Exercise> Pick out every line that holds the string "this" and copy it.

Given records>
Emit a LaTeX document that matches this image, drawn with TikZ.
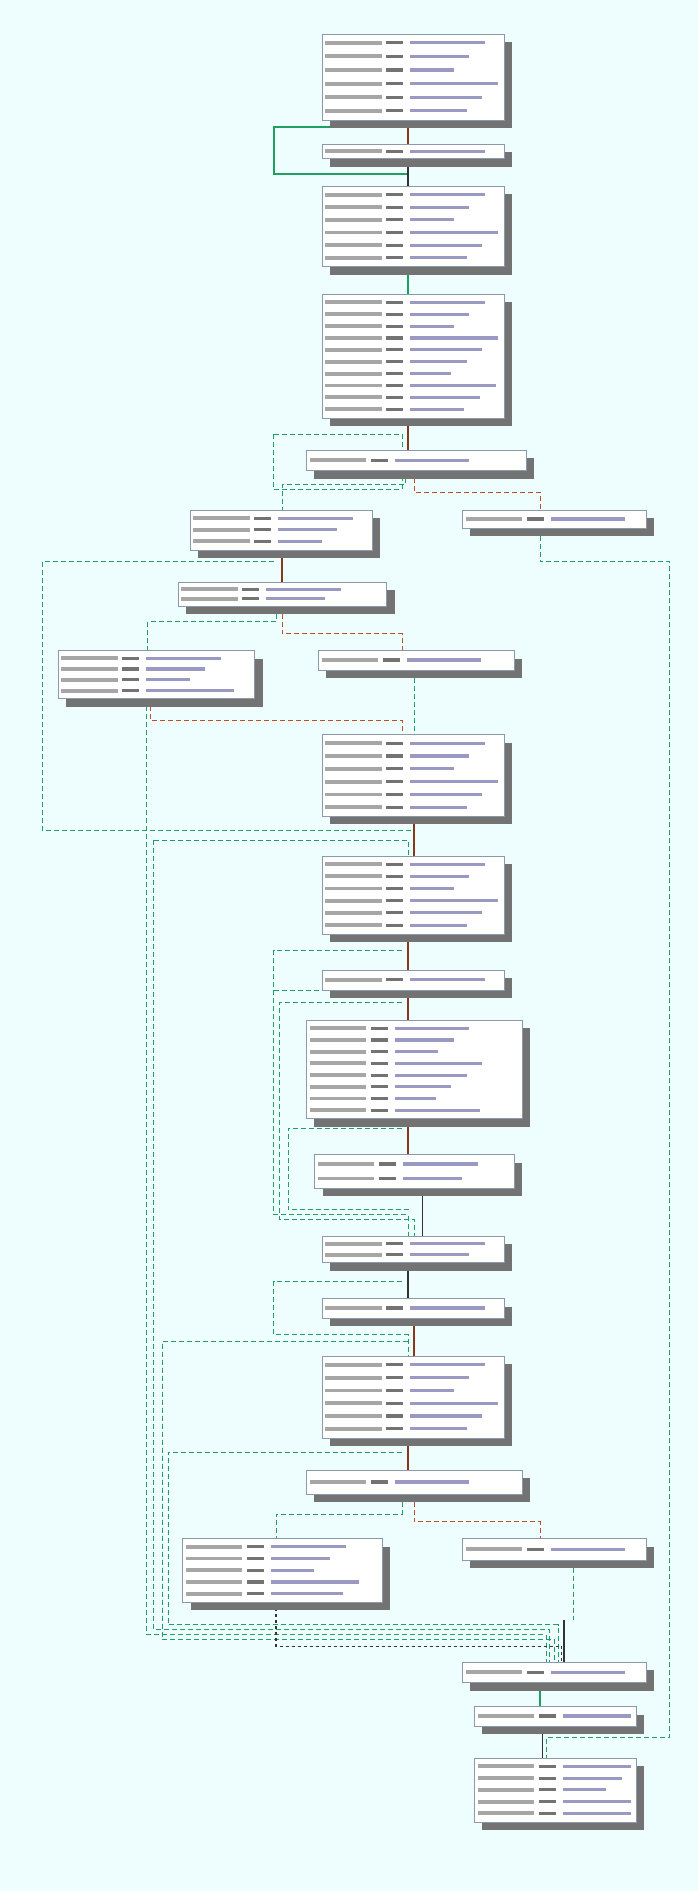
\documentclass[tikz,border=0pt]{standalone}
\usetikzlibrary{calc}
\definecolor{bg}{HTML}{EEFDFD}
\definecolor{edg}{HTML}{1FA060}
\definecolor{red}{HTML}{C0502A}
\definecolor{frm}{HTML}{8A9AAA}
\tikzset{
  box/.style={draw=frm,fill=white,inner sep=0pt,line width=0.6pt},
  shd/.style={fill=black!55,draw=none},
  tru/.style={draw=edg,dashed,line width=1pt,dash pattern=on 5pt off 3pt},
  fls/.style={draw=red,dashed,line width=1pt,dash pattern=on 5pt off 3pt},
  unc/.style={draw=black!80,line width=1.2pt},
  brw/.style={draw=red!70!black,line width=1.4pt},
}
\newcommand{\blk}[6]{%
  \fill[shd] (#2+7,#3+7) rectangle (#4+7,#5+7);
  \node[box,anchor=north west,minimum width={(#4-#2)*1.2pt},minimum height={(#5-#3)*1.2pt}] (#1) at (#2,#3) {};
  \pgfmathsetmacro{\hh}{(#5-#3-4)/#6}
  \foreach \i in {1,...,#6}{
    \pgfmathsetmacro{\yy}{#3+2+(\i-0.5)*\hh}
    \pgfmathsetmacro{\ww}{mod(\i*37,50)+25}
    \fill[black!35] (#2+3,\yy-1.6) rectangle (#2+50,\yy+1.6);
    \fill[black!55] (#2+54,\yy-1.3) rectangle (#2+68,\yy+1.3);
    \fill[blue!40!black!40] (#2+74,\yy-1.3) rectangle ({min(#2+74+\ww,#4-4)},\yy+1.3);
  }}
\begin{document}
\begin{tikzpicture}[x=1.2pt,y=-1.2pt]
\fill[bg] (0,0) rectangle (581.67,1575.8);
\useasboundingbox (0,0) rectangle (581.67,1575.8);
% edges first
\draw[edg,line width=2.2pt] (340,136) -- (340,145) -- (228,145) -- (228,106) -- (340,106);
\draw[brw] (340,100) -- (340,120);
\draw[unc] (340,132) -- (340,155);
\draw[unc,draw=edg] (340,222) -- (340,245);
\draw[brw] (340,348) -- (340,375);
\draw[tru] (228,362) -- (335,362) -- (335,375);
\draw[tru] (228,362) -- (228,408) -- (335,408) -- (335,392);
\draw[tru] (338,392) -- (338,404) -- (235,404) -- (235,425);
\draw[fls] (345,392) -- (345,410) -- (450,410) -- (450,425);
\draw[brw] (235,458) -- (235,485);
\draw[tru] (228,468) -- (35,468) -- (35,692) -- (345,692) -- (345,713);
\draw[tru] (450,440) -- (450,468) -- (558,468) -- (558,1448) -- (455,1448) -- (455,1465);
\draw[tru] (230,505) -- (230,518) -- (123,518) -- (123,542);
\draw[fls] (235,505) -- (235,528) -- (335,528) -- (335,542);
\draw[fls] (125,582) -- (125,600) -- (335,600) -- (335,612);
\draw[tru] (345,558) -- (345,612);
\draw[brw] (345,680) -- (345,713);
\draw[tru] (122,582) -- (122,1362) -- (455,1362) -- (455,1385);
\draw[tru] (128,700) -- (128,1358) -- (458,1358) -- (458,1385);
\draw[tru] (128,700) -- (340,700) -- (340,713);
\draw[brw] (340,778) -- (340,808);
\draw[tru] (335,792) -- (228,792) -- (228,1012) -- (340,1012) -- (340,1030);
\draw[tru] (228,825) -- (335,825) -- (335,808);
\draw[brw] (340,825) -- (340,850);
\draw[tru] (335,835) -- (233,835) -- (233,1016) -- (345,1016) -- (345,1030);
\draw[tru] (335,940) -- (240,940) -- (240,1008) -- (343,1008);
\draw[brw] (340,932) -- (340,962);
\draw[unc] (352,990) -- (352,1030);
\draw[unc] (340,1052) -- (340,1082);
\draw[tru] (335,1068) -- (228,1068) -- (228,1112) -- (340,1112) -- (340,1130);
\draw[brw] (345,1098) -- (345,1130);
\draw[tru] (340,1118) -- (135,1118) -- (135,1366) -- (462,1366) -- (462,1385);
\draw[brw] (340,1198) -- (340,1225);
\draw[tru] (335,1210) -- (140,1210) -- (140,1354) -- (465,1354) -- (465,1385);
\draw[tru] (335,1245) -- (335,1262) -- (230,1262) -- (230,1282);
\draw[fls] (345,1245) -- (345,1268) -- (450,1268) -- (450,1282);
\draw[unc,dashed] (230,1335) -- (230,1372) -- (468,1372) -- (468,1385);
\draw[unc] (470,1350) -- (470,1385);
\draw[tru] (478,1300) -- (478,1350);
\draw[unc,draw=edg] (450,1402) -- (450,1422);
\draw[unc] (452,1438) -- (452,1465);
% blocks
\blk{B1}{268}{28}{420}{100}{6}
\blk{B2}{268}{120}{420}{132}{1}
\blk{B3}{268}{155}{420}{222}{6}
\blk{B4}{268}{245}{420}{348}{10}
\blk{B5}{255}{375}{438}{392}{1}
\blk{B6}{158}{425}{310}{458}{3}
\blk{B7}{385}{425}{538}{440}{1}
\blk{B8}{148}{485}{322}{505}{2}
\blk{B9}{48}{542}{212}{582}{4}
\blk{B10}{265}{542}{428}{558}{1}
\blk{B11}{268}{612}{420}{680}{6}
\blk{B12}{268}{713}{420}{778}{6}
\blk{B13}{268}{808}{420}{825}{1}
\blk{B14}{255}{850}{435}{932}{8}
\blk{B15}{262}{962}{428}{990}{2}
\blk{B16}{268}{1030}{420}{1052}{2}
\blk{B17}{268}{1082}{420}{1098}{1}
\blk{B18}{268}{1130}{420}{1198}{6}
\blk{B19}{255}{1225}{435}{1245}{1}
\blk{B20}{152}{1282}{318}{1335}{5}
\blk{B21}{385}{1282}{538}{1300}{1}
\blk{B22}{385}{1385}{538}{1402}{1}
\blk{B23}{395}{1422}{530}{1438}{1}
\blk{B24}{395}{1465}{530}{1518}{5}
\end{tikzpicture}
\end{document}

...

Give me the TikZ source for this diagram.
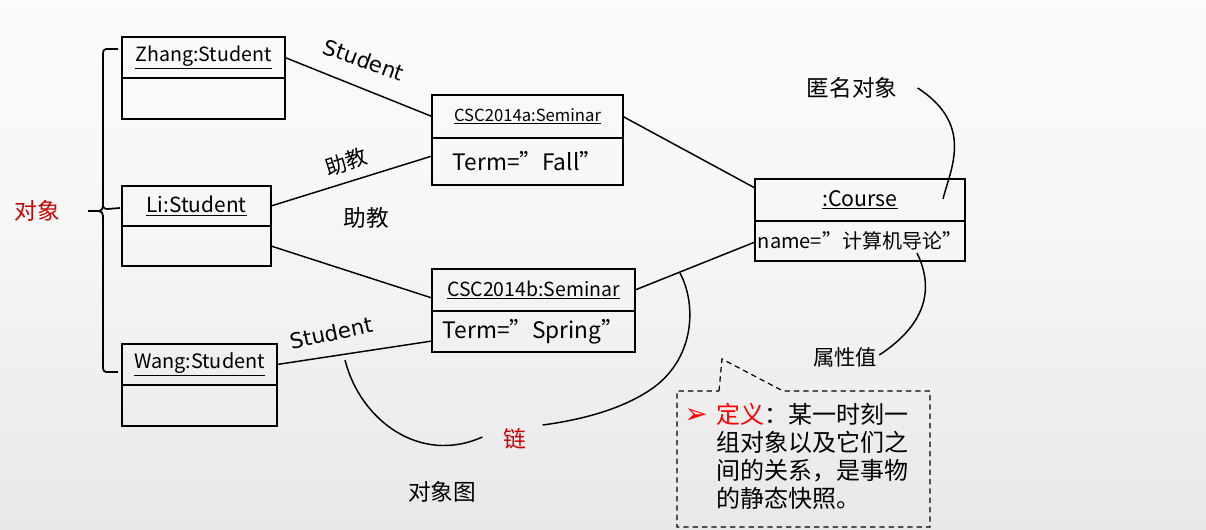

Exercise response>
Emit a LaTeX document that matches this image, drawn with TikZ.
Give me the TikZ source for this diagram.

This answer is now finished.